Secrets to a Flawless Chenille Patch Design
Over the years, I’ve developed a few go-to tricks that help me nail the design every single time. These are the little things that make a big difference.
- Master the “Squint Test”: This is my number one sanity check. Once you have a draft of your design, step back from your screen (or print it out) and squint your eyes until it’s blurry. Can you still clearly make out the main shape, letters, and colors? If it becomes a single, unrecognizable blob, your design is too complex. Simplify it.
- Combine Textures for a Pro Look: The best designs often play to the strengths of multiple mediums. Use chenille for the big, bold elements of your design, and then add fine embroidery on top for smaller text like a name, a date, or a website.
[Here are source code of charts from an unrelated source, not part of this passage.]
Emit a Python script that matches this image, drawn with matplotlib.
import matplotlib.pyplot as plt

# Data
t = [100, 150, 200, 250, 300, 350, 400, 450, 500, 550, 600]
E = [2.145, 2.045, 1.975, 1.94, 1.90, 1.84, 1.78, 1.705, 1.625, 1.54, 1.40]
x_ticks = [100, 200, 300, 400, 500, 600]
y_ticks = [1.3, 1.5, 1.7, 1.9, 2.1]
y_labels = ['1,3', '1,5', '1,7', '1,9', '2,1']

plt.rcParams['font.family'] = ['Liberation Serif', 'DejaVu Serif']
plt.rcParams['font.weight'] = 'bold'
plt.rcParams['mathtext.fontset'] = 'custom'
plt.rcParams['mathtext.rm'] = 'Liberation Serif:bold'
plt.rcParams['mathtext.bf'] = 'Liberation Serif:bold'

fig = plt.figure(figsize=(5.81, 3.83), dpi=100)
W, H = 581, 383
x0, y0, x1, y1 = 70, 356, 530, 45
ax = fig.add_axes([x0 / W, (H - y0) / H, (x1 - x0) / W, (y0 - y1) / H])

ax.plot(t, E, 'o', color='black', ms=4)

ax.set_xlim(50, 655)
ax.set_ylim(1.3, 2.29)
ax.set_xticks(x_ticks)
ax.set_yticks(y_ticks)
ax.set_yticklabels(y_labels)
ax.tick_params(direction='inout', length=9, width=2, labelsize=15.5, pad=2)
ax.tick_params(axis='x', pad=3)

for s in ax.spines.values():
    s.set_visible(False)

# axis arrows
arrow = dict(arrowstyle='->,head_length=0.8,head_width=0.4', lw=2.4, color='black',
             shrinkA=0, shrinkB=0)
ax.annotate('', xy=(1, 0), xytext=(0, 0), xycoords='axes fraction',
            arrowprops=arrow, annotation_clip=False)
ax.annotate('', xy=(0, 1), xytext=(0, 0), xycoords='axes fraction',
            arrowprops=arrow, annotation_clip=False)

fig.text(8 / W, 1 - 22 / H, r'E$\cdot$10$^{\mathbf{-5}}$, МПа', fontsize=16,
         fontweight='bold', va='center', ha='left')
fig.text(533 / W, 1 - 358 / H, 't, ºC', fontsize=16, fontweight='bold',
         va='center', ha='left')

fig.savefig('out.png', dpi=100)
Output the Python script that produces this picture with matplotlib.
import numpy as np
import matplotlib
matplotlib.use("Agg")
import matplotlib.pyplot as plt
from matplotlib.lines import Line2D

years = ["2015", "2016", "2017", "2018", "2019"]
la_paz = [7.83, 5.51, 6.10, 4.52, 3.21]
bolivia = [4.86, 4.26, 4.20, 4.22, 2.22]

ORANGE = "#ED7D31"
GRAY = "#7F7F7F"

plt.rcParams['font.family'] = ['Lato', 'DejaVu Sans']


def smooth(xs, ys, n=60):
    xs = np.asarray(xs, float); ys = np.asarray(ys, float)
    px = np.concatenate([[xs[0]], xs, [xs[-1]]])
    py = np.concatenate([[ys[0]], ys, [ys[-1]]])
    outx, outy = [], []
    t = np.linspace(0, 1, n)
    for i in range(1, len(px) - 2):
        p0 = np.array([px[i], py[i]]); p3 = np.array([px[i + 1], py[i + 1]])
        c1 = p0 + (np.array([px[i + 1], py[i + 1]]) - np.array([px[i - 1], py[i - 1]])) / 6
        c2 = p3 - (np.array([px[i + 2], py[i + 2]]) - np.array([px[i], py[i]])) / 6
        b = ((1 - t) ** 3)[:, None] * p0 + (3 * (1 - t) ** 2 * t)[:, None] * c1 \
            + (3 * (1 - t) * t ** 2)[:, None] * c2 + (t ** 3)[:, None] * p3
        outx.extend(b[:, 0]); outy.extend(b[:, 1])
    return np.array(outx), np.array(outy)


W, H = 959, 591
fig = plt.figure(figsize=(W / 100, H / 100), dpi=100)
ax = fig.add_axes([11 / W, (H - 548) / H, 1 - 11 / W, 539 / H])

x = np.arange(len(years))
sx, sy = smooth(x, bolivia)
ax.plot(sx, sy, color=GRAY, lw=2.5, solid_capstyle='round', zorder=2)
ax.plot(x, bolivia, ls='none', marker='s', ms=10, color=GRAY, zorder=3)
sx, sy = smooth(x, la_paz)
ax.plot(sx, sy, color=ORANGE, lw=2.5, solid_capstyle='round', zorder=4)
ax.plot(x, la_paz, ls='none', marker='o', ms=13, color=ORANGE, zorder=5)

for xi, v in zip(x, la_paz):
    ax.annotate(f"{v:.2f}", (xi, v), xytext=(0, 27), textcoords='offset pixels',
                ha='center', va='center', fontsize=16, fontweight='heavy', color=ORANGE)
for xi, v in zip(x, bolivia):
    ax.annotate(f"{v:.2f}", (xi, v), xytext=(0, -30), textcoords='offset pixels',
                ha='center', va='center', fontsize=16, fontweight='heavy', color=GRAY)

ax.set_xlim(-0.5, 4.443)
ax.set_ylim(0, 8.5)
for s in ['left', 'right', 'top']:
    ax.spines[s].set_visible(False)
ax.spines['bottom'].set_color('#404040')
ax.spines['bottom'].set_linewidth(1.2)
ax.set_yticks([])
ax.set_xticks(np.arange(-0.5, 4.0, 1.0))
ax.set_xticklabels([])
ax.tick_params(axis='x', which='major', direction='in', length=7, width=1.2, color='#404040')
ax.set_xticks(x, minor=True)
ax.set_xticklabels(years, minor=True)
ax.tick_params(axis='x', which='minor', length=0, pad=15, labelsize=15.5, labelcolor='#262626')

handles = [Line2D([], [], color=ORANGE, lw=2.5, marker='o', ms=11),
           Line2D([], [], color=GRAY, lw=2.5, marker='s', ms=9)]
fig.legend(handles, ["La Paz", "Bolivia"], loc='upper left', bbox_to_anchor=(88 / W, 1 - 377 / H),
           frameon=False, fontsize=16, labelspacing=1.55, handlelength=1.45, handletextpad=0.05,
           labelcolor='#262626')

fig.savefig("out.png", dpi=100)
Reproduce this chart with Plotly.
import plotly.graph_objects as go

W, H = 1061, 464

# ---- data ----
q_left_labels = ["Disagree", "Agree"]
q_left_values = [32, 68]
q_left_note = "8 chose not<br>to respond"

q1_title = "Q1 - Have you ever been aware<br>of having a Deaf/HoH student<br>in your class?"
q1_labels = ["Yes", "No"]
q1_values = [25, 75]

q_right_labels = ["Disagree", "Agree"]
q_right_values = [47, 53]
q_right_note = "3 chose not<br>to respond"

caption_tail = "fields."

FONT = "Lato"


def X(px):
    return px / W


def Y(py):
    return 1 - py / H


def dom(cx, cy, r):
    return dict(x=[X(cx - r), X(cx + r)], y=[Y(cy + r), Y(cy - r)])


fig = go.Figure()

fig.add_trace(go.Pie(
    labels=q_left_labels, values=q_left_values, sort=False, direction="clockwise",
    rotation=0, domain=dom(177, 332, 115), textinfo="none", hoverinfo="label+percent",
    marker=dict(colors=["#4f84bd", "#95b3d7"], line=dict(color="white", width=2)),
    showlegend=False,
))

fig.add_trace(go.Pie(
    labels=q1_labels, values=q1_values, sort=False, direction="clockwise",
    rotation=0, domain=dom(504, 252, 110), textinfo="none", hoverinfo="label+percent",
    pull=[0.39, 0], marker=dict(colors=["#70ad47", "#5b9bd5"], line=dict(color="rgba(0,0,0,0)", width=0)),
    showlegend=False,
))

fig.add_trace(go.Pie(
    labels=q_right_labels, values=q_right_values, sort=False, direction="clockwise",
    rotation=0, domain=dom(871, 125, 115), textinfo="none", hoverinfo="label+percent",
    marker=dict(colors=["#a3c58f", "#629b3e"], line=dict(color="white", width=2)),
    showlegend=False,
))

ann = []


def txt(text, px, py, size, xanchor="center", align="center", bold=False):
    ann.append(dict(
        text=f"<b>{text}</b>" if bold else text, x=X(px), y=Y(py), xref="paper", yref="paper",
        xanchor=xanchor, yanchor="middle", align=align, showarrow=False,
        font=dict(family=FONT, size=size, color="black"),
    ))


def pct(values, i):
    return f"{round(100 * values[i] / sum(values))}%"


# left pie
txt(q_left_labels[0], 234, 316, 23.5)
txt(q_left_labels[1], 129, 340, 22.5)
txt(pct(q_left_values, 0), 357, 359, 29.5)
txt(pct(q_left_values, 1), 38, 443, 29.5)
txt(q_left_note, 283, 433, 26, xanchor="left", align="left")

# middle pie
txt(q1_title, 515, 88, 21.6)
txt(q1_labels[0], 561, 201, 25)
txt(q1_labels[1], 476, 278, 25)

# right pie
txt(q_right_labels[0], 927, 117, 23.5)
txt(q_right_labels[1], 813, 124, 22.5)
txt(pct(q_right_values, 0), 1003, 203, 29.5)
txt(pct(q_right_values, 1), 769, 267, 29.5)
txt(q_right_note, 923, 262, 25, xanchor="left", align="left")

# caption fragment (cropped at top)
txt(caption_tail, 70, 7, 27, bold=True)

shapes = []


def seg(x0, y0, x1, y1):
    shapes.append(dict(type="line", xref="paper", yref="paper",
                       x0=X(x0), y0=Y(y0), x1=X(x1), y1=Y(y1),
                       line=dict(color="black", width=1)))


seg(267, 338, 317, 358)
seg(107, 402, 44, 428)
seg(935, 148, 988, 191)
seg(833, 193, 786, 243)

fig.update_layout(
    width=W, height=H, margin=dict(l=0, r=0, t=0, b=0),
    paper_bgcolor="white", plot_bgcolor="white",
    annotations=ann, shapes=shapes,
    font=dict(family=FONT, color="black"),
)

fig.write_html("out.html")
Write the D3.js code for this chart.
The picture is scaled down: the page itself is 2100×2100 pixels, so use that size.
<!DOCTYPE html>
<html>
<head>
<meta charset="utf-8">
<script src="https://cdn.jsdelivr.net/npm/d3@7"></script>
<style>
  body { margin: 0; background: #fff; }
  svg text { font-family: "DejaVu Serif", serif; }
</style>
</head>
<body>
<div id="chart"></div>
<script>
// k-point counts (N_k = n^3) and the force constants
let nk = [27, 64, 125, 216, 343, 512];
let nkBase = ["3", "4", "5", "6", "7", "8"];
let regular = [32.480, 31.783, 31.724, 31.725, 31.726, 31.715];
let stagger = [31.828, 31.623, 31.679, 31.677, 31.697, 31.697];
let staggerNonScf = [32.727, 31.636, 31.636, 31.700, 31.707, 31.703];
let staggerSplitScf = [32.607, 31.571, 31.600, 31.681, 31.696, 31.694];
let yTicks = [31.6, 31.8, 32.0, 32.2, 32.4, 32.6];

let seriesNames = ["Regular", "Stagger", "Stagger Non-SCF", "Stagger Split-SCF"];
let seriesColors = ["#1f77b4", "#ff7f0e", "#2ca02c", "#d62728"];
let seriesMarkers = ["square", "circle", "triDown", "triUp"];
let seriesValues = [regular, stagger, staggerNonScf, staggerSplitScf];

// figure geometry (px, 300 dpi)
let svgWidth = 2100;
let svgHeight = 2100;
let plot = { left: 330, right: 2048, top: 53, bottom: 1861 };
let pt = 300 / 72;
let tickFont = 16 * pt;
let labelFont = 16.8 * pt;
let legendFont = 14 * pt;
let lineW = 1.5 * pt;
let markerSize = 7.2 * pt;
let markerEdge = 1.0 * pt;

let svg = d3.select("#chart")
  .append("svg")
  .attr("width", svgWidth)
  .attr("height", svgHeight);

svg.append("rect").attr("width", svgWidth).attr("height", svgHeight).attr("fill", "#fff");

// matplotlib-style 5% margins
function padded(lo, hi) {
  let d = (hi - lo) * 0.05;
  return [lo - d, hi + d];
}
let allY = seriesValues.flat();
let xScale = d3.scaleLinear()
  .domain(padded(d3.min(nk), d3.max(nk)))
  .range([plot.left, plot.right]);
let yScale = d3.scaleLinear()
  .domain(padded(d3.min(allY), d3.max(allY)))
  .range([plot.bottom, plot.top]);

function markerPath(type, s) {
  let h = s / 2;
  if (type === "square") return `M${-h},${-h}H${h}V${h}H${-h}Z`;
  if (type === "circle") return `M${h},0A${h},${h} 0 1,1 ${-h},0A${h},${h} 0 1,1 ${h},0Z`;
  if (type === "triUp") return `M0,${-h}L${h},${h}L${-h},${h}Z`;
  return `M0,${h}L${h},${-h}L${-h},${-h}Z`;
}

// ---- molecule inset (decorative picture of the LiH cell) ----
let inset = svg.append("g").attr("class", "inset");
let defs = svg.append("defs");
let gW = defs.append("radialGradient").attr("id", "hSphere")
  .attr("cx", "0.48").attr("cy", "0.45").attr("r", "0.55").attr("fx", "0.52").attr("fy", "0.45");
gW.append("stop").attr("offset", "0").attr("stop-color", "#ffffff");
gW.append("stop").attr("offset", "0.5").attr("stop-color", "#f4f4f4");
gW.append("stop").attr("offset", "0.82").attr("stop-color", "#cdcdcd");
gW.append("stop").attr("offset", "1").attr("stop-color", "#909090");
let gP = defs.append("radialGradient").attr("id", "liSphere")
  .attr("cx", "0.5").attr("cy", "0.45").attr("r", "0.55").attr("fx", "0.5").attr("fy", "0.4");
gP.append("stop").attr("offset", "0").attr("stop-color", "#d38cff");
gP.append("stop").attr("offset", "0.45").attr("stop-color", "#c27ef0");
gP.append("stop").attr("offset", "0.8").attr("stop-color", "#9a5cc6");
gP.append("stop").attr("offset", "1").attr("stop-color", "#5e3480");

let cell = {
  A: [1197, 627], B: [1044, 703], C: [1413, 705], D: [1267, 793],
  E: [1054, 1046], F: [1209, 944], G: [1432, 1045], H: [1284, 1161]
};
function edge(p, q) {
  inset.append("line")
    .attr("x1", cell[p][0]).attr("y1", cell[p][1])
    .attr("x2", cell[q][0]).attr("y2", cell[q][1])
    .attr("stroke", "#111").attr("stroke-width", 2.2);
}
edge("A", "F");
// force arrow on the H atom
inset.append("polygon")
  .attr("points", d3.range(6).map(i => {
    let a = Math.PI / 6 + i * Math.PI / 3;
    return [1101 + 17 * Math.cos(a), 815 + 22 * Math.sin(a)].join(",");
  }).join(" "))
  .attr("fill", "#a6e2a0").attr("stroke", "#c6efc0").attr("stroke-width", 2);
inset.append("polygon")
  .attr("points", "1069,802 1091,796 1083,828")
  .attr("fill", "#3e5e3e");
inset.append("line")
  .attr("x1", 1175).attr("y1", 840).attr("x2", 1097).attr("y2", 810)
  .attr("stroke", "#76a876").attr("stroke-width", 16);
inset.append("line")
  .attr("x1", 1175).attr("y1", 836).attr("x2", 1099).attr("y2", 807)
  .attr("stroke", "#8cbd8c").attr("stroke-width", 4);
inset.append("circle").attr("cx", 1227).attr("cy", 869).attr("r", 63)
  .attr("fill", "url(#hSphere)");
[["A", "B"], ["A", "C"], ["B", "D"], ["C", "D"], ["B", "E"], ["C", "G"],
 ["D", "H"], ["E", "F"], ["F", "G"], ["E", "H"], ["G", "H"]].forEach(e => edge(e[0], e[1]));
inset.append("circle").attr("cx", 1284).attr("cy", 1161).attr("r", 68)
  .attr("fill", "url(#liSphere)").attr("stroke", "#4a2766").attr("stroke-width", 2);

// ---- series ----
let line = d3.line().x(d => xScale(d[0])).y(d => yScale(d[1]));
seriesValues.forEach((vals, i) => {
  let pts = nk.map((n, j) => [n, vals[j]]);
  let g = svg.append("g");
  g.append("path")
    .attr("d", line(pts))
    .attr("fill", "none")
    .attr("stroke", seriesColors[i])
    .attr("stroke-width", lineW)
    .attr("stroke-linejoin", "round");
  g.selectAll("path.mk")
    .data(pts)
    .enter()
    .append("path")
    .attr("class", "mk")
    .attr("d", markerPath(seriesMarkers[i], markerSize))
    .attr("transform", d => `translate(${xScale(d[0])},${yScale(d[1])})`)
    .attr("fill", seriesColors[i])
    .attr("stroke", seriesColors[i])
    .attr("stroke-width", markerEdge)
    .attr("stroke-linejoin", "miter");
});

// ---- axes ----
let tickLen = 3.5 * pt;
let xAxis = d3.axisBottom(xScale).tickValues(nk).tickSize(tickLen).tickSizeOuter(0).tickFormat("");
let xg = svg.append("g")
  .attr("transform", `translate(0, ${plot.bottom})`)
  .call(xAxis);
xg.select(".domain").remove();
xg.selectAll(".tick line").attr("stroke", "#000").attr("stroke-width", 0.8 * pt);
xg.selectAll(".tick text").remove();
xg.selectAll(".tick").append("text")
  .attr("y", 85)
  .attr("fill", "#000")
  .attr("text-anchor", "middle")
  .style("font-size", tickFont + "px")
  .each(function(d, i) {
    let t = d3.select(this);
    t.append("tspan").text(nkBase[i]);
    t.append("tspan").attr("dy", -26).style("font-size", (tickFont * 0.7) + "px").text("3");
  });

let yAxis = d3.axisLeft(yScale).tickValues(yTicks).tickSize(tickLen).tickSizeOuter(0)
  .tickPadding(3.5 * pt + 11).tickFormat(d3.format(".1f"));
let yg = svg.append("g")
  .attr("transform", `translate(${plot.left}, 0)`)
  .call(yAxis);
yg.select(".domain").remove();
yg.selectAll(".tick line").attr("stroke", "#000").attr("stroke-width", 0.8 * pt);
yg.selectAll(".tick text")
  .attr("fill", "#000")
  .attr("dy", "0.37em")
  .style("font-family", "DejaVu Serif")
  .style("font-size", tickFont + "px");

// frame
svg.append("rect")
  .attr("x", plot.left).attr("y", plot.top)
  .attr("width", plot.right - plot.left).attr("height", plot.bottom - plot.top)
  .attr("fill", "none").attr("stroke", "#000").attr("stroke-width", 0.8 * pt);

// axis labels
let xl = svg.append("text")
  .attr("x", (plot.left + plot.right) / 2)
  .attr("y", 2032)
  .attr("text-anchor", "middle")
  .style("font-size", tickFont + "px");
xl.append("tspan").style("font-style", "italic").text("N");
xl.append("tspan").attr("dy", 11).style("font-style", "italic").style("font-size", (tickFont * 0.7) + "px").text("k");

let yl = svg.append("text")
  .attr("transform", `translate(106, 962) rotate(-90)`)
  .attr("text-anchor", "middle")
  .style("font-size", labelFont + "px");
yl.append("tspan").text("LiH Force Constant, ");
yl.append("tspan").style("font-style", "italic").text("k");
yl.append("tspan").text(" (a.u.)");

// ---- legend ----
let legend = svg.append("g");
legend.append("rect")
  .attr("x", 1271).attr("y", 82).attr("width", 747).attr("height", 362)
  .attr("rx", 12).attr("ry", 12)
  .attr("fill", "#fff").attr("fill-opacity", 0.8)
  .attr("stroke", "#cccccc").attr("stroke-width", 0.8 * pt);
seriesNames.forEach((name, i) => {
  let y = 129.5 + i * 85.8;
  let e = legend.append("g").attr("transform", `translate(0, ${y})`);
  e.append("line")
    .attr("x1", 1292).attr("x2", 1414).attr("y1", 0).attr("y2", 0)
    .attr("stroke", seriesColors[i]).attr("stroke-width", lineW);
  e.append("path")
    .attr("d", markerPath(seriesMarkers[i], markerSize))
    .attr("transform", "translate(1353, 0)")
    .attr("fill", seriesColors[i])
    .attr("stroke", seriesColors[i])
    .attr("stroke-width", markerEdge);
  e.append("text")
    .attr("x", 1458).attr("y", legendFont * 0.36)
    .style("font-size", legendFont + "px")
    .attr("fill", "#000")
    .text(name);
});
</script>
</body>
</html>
This hybrid approach gives you both the plush texture and the sharp detail you need.
- My Big Mistake (The Font Fiasco): That disastrous high school patch from 2008 taught me a hard lesson about fonts. I chose a beautiful, classic serif font that had thin lines and decorative ends. Chenille yarn completely swallowed those details. The lesson? Stick to bold, simple, sans-serif fonts. Think varsity block letters, clean Arial Black, or Impact. They are built to be legible.
- Patch Care is Project Care: Always consider how the final product will be cared for. Advise your clients (or remind yourself) to wash garments with chenille patches in cold water on a gentle cycle and to never, ever put them in a machine dryer. High heat can damage both the yarn and the iron-on adhesive. Always hang to dry.
Frequently Asked Questions
What is the best file format for my chenille patch design?
Vector files like Adobe Illustrator (.AI), .EPS, or .PDF are always the best choice. They allow manufacturers to scale your design perfectly without losing any quality. A high-resolution (300 DPI) .PNG with a transparent background can work, but vector is the professional standard.
Can you create a gradient in a chenille patch?
No, true color gradients are not possible with chenille. The medium uses solid-colored strands of yarn stitched side-by-side. You can create a striped or color-blocked effect to simulate a transition, but a smooth, seamless gradient like you’d see in digital printing is not achievable.
How small can text really be on a chenille patch?
For chenille-only text, I strongly recommend keeping your letters at least 1 inch (2.5 cm) tall. Anything smaller loses its shape and becomes very difficult to read. If you absolutely need smaller text, the best solution is to use embroidery on top of the patch.
What’s the main difference between chenille and embroidery?
The biggest difference is texture and detail. Chenille uses thick, fuzzy yarn to create a plush, raised surface that’s perfect for bold, simple designs. Embroidery uses thinner thread to create a flat, satin-like stitch that excels at fine lines, small text, and intricate detail.